With most countries represented by heads of state or cabinet ministers at a “high-level segment” of the conference, Washington sent an acting assistant secretary of state, Judith Garber.

She will address delegates just three days after White House officials drew the ire of observers and delegates by hosting a sideline event defending the continued use of fossil fuels at a forum dedicated to the pursuit of greener alternatives.

Announcing Garber’s participation, the State Department emphasised that the Trump administration’s position on the climate-rescue Paris Agreement “remains unchanged”, and it would withdraw “as soon as it is eligible to do so, unless the president can identify terms for engagement that are more favourable to American businesses, workers, and taxpayers.”

The United States ratified the hard-fought global pact, championed by former president Barack Obama, just two months before Donald Trump , who has called climate change a “hoax”, was elected to the White House.

Trump announced in June that America would abandon the pact, but the rules say this cannot happen until November 2020.

The United States is the world’s biggest historical greenhouse gas polluter, and second only to China for current-day emissions.

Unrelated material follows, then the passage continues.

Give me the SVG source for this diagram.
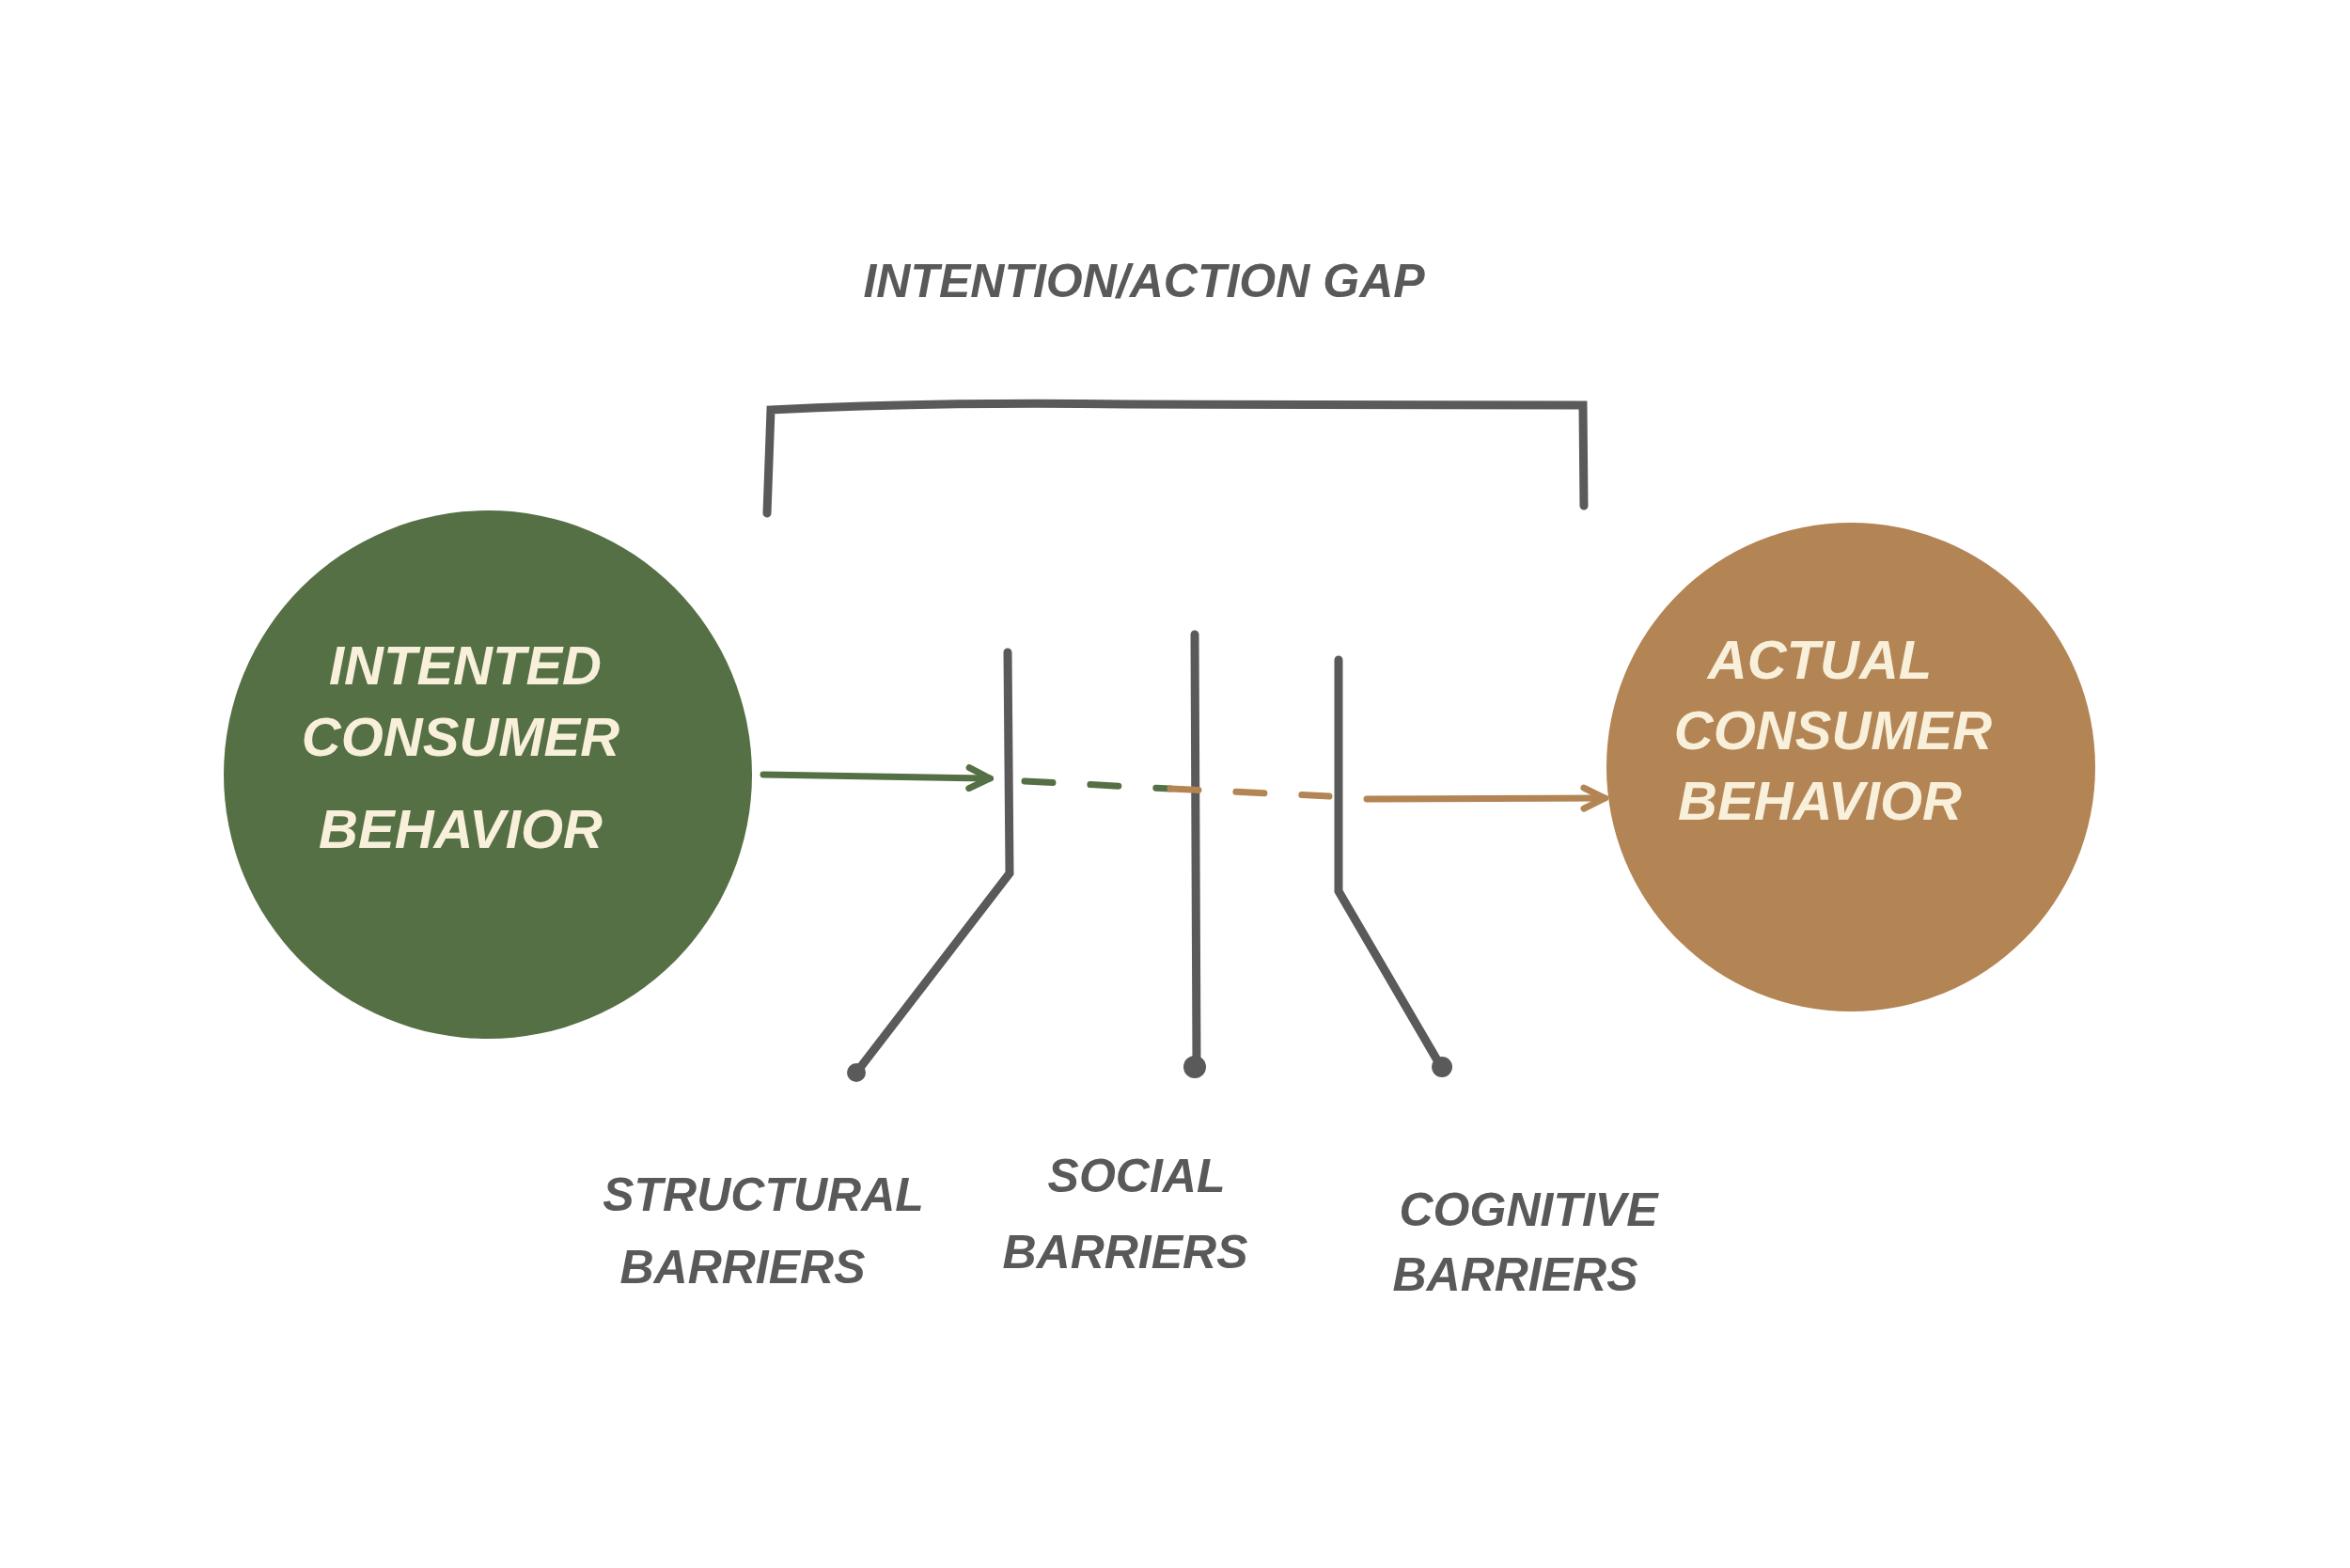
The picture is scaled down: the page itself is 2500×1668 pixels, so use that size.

Its presence at the Bonn talks has not been universally welcomed, especially as it has taken a tough line on a demand from developing countries for a firmer commitment to climate finance.

Many question why the US is here at all, given its abandonment of the Paris Agreement.

The State Department explained Washington’s participation was “to ensure a level playing field that benefits and protects US interests.”

The 2015 Paris Agreement, which took more than two decades to negotiate, commits countries to limiting average global warming to under two degrees Celsius (3.6 degrees Fahrenheit) over Industrial Revolution levels, and 1.5 C if possible, to avert calamitous climate change-induced storms, drought and sea-level rises.

Nations submitted voluntary emissions-cutting commitments to bolster the deal.

A report Wednesday said America’s withdrawal will boost global temperatures, calculated on current country pledges, by nearly half a degree Celsius by 2100, for a total of 3.2 C.

“The Paris Agreement is a global pledge to hand over a healthy planet to future generations, and now the time has come to show that we will honour this pledge,” European Union climate change commissioner Miguel Canete told delegates Thursday.

Since Monday last week, bureaucrats have haggled over a Paris Agreement “rule book”, which will specify how countries must calculate and report their emissions cuts.

Finance to help developing countries prepare for, and deal with, the fallout from climate change, has held up progress.

Ministers and heads of state arrived Wednesday for a closing three-day push to unlock the toughest standoffs.

“Our task has been made all the more difficult with the disengagement of the world’s largest historic emitter from the Paris Agreement,” said Maldives environment minister Thoriq Ibrahim, representing the Alliance of Small Island Developing States.

“But political challenges are nothing new to this process, the unfortunate development should be seen as an opportunity to increase our ambition, not retreat from our responsibility.”